Burada ele alınan olgu Kadın’dır, Kadın Sorunu’dur. Bu kitapta, milyon yıllar boyunca devam eden ve sürüden toplumsallaşmaya, bir diğer deyişle hayvanlıktan insanlığa uzanan çok uzun bir süreçte toplumun itici gücü olan Kadının nasıl olup da ikinci kalite insan, ikinci sınıf cinsiyet konumuna düşürüldüğünün (yukarıda kısaca değindiğimiz metotla ele alınınca) aydınlatıldığını görecektir okuyucu.
Kitap okununca görülecektir ki, Kadın, hayvanlıktan insanlığa geçiş sürecinde erkeğe göre hem etkinlik hem de duygulanım bakımından daha ileri bir konumdadır. Kadın, son hayvanlık konağı olan Kapitalist Toplumdan gerçek insanlık konağı olan Sosyalizme geçişte de (tıpkı hayvanlık konağından insanlık konağına geçişte olduğu gibi) erkekten önde olmaya duygulanım ve eğilim olarak daha hazırdır. Nitekim Devrimler Tarihi incelendiğinde görülür ki, kadın devrimlerde çok daha kararlı, çok daha cesur ve çok daha fedakâr bir mücadele verir.
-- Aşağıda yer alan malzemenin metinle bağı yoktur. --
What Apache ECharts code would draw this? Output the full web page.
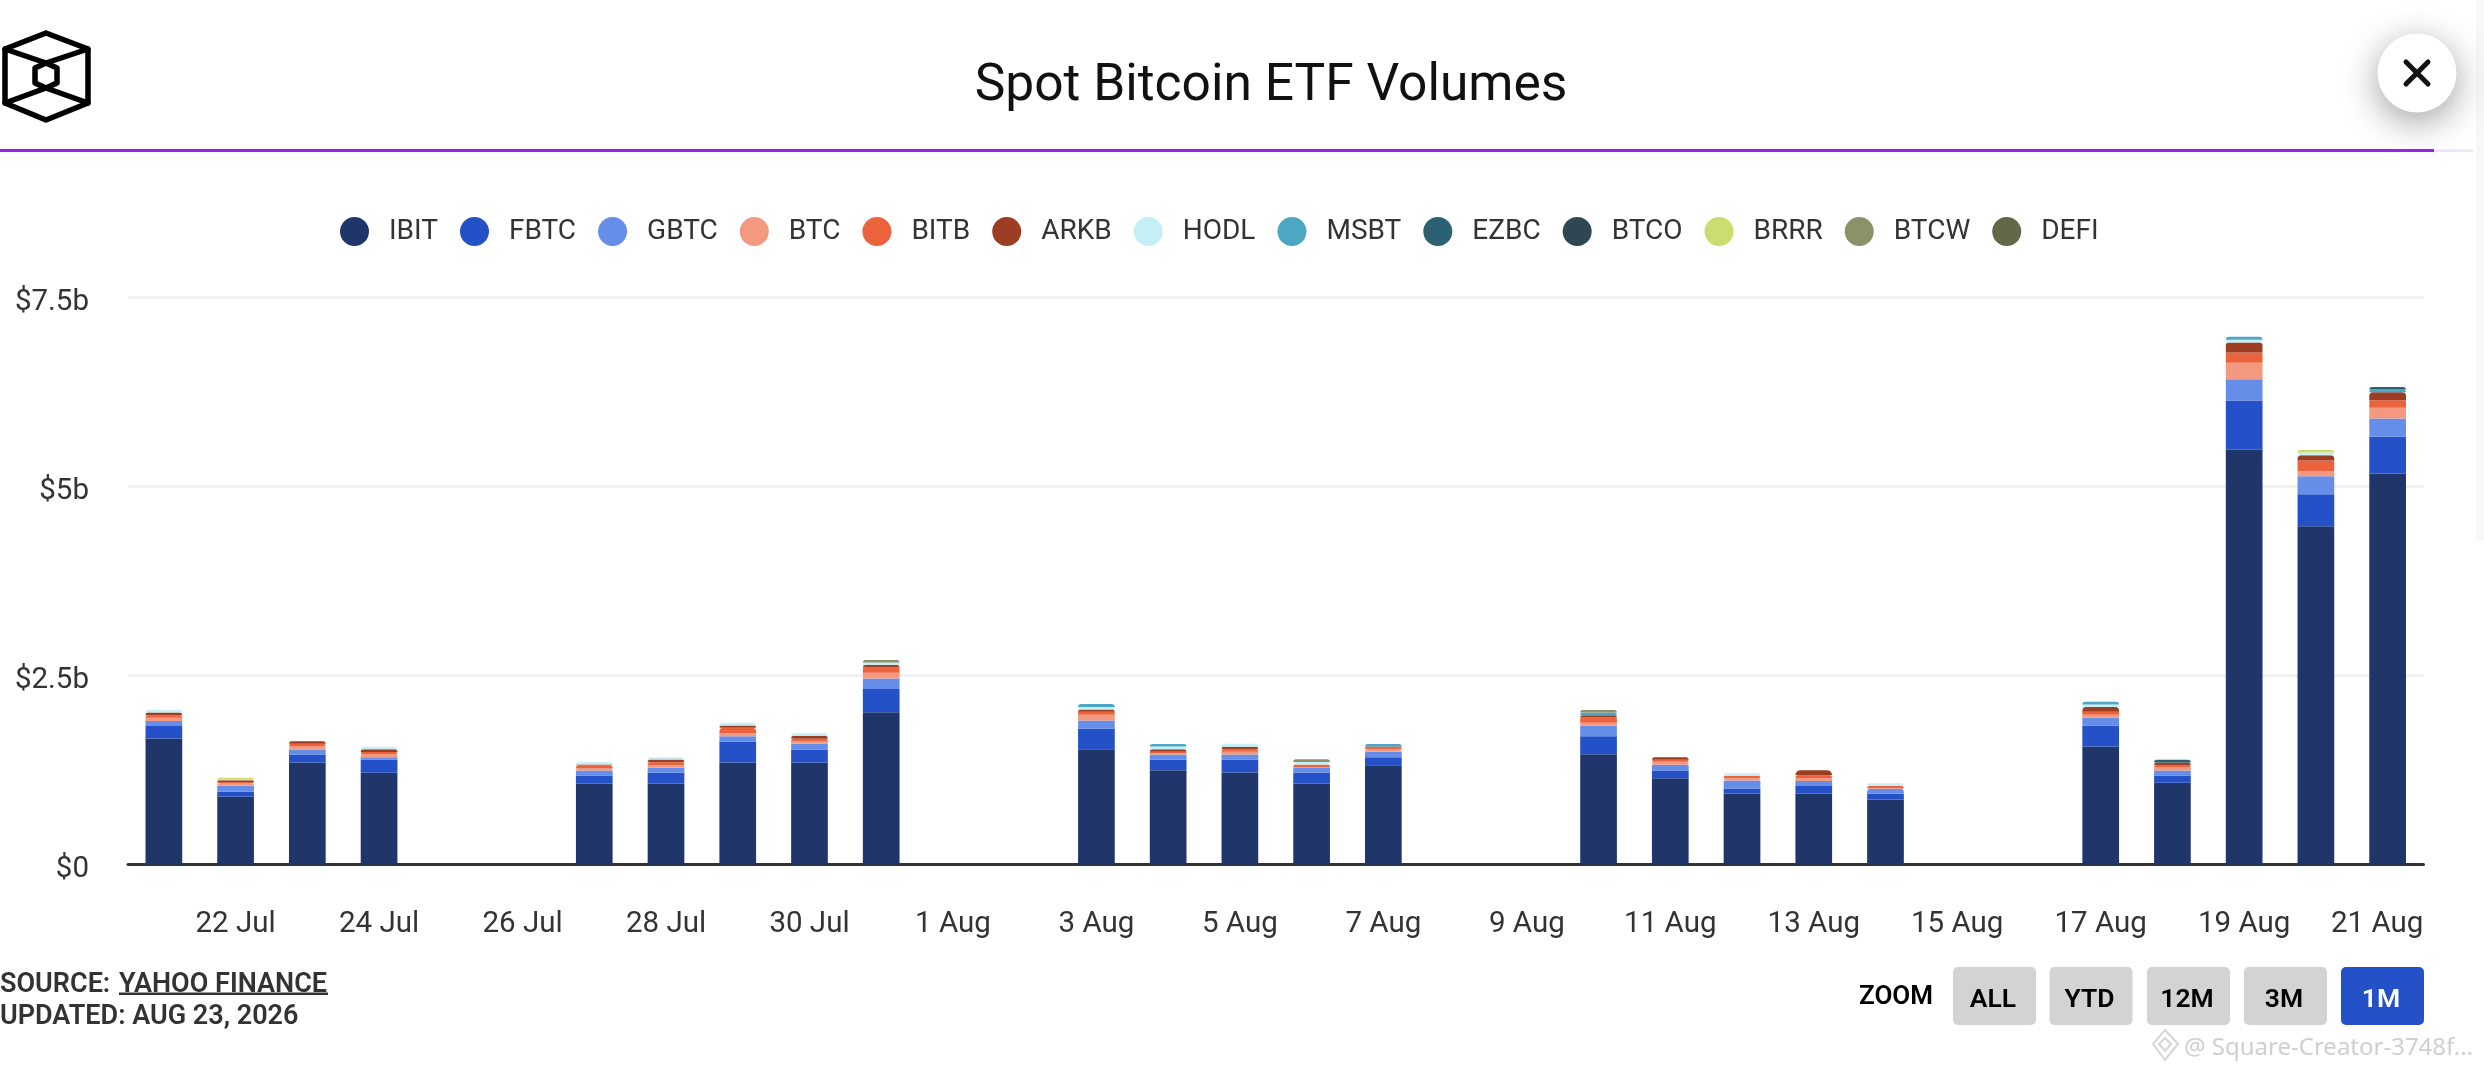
<!DOCTYPE html>
<html>
<head>
<meta charset="utf-8">
<style>html,body{margin:0;padding:0;background:#fff;overflow:hidden}#c{width:2484px;height:1071px}</style>
<script src="https://cdn.jsdelivr.net/npm/echarts@6/dist/echarts.min.js"></script>
</head>
<body>
<div id="c"></div>
<script>
const dates = ['21 Jul','22 Jul','23 Jul','24 Jul','25 Jul','26 Jul','27 Jul','28 Jul','29 Jul','30 Jul','31 Jul','1 Aug','2 Aug','3 Aug','4 Aug','5 Aug','6 Aug','7 Aug','8 Aug','9 Aug','10 Aug','11 Aug','12 Aug','13 Aug','14 Aug','15 Aug','16 Aug','17 Aug','18 Aug','19 Aug','20 Aug','21 Aug'];
const n = null;
const IBIT = [1.665,0.90,1.348,1.211,n,n,1.07,1.07,1.348,1.348,2.013,n,n,1.524,1.247,1.216,1.07,1.313,n,n,1.458,1.141,0.938,0.938,0.859,n,n,1.559,1.08,5.48,4.471,5.167];
const FBTC = [0.167,0.062,0.106,0.176,n,n,0.106,0.141,0.278,0.172,0.308,n,n,0.269,0.141,0.172,0.141,0.106,n,n,0.238,0.101,0.066,0.101,0.075,n,n,0.278,0.096,0.652,0.423,0.485];
const GBTC = [0.066,0.08,0.066,0.03,n,n,0.066,0.066,0.07,0.075,0.137,n,n,0.11,0.066,0.066,0.07,0.07,n,n,0.141,0.075,0.106,0.066,0.066,n,n,0.106,0.066,0.282,0.238,0.242];
const BTC  = [0.04,0.035,0.04,0.044,n,n,0.026,0.035,0.04,0.031,0.075,n,n,0.075,0.013,0.035,0.005,0.035,n,n,0.035,0.04,0.031,0.035,0.009,n,n,0.035,0.04,0.216,0.07,0.141];
const BITB = [0.035,0.013,0.035,0.026,n,n,0.044,0.04,0.07,0.035,0.07,n,n,0.04,0.022,0.035,0.035,0.022,n,n,0.07,0.026,0.031,0.04,0.03,n,n,0.04,0.031,0.137,0.137,0.101];
const ARKB = [0.035,0.022,0.035,0.035,n,n,0.009,0.035,0.031,0.04,0.035,n,n,0.031,0.035,0.031,0,0.013,n,n,0.031,0.035,0,0.066,0,n,n,0.062,0.035,0.132,0.07,0.106];
const HODL = [0.035,0.008,0,0.035,n,n,0.031,0.031,0.035,0.035,0.031,n,n,0.031,0.035,0.04,0.035,0,n,n,0,0,0.035,0,0.035,n,n,0.035,0,0.035,0.035,0];
const MSBT = [0,0,0,0,n,n,0,0,0,0,0,n,n,0.04,0.035,0,0,0.035,n,n,0.035,0,0,0,0,n,n,0.035,0,0.04,0,0.035];
const EZBC = [0,0,0,0,n,n,0,0,0,0,0,n,n,0,0,0,0,0,n,n,0,0,0,0,0,n,n,0,0.035,0,0,0.035];
const BTCO = [0,0,0,0,n,n,0,0,0,0,0,n,n,0,0,0,0,0,n,n,0,0,0,0,0,n,n,0,0,0,0,0];
const BRRR = [0,0.027,0,0,n,n,0,0,0,0,0,n,n,0,0,0,0,0,n,n,0,0,0,0,0,n,n,0,0,0,0.035,0];
const BTCW = [0,0,0,0,n,n,0,0,0,0,0.035,n,n,0,0,0,0.035,0,n,n,0.035,0,0,0,0,n,n,0,0,0,0,0];
const DEFI = [0,0,0,0,n,n,0,0,0,0,0,n,n,0,0,0,0,0,n,n,0,0,0,0,0,n,n,0,0,0,0,0];
const seriesNames = ['IBIT','FBTC','GBTC','BTC','BITB','ARKB','HODL','MSBT','EZBC','BTCO','BRRR','BTCW','DEFI'];
const seriesValues = [IBIT,FBTC,GBTC,BTC,BITB,ARKB,HODL,MSBT,EZBC,BTCO,BRRR,BTCW,DEFI];
const seriesColors = ['#20366b','#2450c8','#668ee9','#f29980','#ea633d','#9c3e23','#c5eef5','#4da6c3','#2b6173','#2e4753','#ccdd6f','#8d9169','#636848'];
const yTicks = {0:'$0',2.5:'$2.5b',5:'$5b',7.5:'$7.5b'};
const zoomButtons = ['ALL','YTD','12M','3M','1M'];

const pxPerUnit = 75.7, cornerR = 9;
function radiusFor(si, di) {
  let depth = 0;
  for (let k = seriesValues.length - 1; k > si; k--) depth += (seriesValues[k][di] || 0) * pxPerUnit;
  const r = cornerR - depth;
  return r > 0 ? r : 0;
}
const series = seriesNames.map((name, si) => ({
  name, type: 'bar', stack: 'v', barWidth: 36.7, itemStyle: {color: seriesColors[si]},
  emphasis: {disabled: true}, animation: false,
  data: seriesValues[si].map((v, di) => {
    if (v === null) return {value: null};
    const r = radiusFor(si, di);
    return r > 0 ? {value: v, itemStyle: {borderRadius: [r, r, 0, 0]}} : {value: v};
  })
}));

const FF = 'Roboto';
const graphics = [];
const logoStyle = {stroke: '#000', lineWidth: 5.5, fill: 'none', lineJoin: 'round', lineCap: 'round'};
[
  [[46,33],[88,49],[88,103],[46,120],[5,103],[5,49],[46,33]],
  [[5,49],[46,63],[88,49]],
  [[5,103],[46,88],[88,103]],
  [[46,63],[57,68],[57,83],[46,88],[35,83],[35,68],[46,63]]
].forEach(p => graphics.push({type: 'polyline', shape: {points: p}, style: logoStyle, silent: true}));
graphics.push({type:'rect',shape:{x:2434,y:149.5,width:39,height:2.5},style:{fill:'#f0e2fe'},silent:true});
graphics.push({type:'rect',shape:{x:0,y:149,width:2434,height:3},style:{fill:'#9b20f0'},silent:true});
graphics.push({type:'rect',shape:{x:2476,y:0,width:8,height:540},style:{fill:'#f7f7f7'},silent:true});
graphics.push({type:'circle',shape:{cx:2417,cy:73,r:39.5},style:{fill:'#fff',shadowBlur:36,shadowOffsetY:9,shadowColor:'rgba(0,0,0,0.38)'},silent:true});
graphics.push({type:'line',shape:{x1:2406,y1:62,x2:2428,y2:84},style:{stroke:'#111',lineWidth:5,lineCap:'round'},silent:true});
graphics.push({type:'line',shape:{x1:2428,y1:62,x2:2406,y2:84},style:{stroke:'#111',lineWidth:5,lineCap:'round'},silent:true});
const label = (x,y,text,size,weight,fill,align,family) => ({type:'text',x,y,silent:true,style:{text,fontFamily:family||FF,fontSize:size,fontWeight:weight,fill,align:align||'left',verticalAlign:'middle'}});
graphics.push(label(0,985,'SOURCE:',27,600,'#333'));
graphics.push(label(119,985,'YAHOO FINANCE',27,600,'#333'));
graphics.push({type:'rect',shape:{x:119,y:992.5,width:209,height:2.5},style:{fill:'#333'},silent:true});
graphics.push(label(0,1017,'UPDATED: AUG 23, 2026',27,600,'#333'));
graphics.push(label(1859,997,'ZOOM',26,600,'#000'));
const btnX = [1953,2049.5,2147,2244,2341];
zoomButtons.forEach((t,i)=>{
  const on = i === zoomButtons.length-1;
  graphics.push({type:'rect',shape:{x:btnX[i],y:967,width:83,height:58,r:5},style:{fill:on?'#2450c8':'#d3d3d3'},silent:true});
  graphics.push(label(btnX[i]+40,1000,t,26.5,600,on?'#fff':'#000','center'));
});
graphics.push({type:'polygon',shape:{points:[[2165,1030],[2178,1044],[2165,1060],[2153,1044]]},style:{fill:'none',stroke:'#d6d6d6',lineWidth:2},silent:true});
graphics.push({type:'polygon',shape:{points:[[2165,1038],[2171,1044],[2165,1051],[2159,1044]]},style:{fill:'none',stroke:'#d6d6d6',lineWidth:2},silent:true});
graphics.push(label(2184,1048,'@ Square-Creator-3748f...',24,400,'#cfcfcf','left','Noto Sans'));

const chart = echarts.init(document.getElementById('c'), null, {renderer:'canvas'});
chart.setOption({
  animation: false,
  backgroundColor: '#fff',
  title: {text:'Spot Bitcoin ETF Volumes', left:1266, top:56, textAlign:'center',
    textStyle:{fontFamily:FF, fontSize:51.5, fontWeight:400, color:'#111'}},
  legend: {
    data: seriesNames, left: 335, top: 212, icon:'circle', itemWidth:29, itemHeight:29, itemGap:22,
    textStyle:{fontFamily:FF, fontSize:28, color:'#333', padding:[0,0,0,15]}, selectedMode:false
  },
  tooltip: {show:false},
  grid: {left:128, right:60.5, top:297, bottom:206.5, containLabel:false},
  xAxis: {
    type:'category', data:dates, boundaryGap:true,
    axisTick:{show:false},
    axisLine:{lineStyle:{color:'#333',width:3}},
    axisLabel:{
      interval:(i)=>i%2===1, margin:45, fontFamily:FF, fontSize:29.5, color:'#333',
      formatter:(v,i)=> i===dates.length-1 ? '{s|'+v+'}' : v,
      rich:{s:{fontFamily:FF,fontSize:29.5,color:'#333',padding:[0,21,0,0]}}
    }
  },
  yAxis: {
    type:'value', min:0, max:7.5, interval:2.5,
    axisLine:{show:false}, axisTick:{show:false},
    splitLine:{lineStyle:{color:'#eeeeee',width:2.5}},
    axisLabel:{margin:39, formatter:v=>'{a|'+yTicks[v]+'}',
      rich:{a:{fontFamily:FF,fontSize:29.5,color:'#333',padding:[11,0,0,0]}}}
  },
  series,
  graphic: {elements: graphics}
});
</script>
</body>
</html>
Kadın Sorunu dediğimiz olgu, belki Kadın Sorunu olmaktan çok Erkek Sorunu’dur. Çünkü yukarıda da belirttiğimiz gibi, kadın gerçek insan olmaya erkekten çok daha yakındır. Erkek ise gerçek insan olmak için (hâlâ hayvancıl eğilimleri daha fazla taşıyan cinsiyet olarak) kadının kendisine uzatacağı ele muhtaçtır. Son hayvanlık konağından gerçek insanlık konağına geçiş sürecini başarıyla sonuçlandırabilmek için önce kadının gerçek anlamda özgürleşmesi sonra da erkeği gerçek insanlığa taşıması gerekmektedir.
Bu kadar ipucu ile yetinelim. Konunun bütünüyle kavranmasını kitaba bırakalım.